To be done> Hunt for the word "this" across the entries below, copying each line that holds it.

Dataset items:
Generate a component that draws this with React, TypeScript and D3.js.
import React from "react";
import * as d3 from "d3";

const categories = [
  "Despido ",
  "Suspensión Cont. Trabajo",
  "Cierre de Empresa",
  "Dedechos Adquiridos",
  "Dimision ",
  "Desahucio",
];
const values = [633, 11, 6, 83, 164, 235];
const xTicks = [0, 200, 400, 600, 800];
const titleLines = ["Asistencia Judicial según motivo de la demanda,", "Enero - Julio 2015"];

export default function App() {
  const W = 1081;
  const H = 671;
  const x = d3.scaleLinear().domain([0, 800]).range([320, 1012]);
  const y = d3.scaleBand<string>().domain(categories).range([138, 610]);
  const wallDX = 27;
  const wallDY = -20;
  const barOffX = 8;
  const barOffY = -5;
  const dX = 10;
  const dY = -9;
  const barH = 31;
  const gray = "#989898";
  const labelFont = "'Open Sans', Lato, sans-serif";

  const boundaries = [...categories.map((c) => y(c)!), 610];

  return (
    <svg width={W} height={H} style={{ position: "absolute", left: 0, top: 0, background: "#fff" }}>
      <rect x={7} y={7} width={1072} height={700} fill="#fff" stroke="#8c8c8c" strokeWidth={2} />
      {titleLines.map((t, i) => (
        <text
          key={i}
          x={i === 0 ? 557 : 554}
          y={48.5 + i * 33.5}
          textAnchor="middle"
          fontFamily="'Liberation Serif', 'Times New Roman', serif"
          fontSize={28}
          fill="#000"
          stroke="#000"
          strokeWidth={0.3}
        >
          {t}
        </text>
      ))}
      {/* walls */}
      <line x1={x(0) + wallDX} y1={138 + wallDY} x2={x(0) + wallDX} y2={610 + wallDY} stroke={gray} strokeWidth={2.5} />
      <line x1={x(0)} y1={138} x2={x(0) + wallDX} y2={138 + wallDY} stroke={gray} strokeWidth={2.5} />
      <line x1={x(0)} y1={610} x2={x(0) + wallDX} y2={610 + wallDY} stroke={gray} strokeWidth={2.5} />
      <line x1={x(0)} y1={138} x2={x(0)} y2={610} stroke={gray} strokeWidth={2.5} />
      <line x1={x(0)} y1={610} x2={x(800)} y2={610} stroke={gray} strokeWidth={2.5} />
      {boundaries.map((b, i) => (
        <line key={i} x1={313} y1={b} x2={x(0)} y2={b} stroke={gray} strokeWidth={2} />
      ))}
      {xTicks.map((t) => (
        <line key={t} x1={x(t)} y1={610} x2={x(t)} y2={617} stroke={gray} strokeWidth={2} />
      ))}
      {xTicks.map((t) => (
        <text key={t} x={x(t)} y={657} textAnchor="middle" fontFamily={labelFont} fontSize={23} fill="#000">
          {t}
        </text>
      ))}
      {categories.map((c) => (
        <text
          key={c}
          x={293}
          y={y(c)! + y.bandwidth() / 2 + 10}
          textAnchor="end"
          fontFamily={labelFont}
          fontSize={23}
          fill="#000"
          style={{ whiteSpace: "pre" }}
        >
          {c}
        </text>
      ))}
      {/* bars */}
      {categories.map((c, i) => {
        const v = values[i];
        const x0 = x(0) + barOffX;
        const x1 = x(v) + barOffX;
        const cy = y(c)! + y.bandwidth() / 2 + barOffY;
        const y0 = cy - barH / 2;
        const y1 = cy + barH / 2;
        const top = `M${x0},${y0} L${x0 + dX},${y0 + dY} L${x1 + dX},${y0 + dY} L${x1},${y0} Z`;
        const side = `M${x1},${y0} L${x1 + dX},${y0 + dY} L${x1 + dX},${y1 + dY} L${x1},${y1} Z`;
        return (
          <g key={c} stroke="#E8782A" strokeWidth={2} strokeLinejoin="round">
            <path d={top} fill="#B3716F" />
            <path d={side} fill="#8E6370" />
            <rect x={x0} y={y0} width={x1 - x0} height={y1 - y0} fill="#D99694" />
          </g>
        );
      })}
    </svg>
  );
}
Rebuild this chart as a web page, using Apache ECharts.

Worked solution>
Generate a component that draws this with React, TypeScript and D3.js.
Rebuild this chart as a web page, using Apache ECharts.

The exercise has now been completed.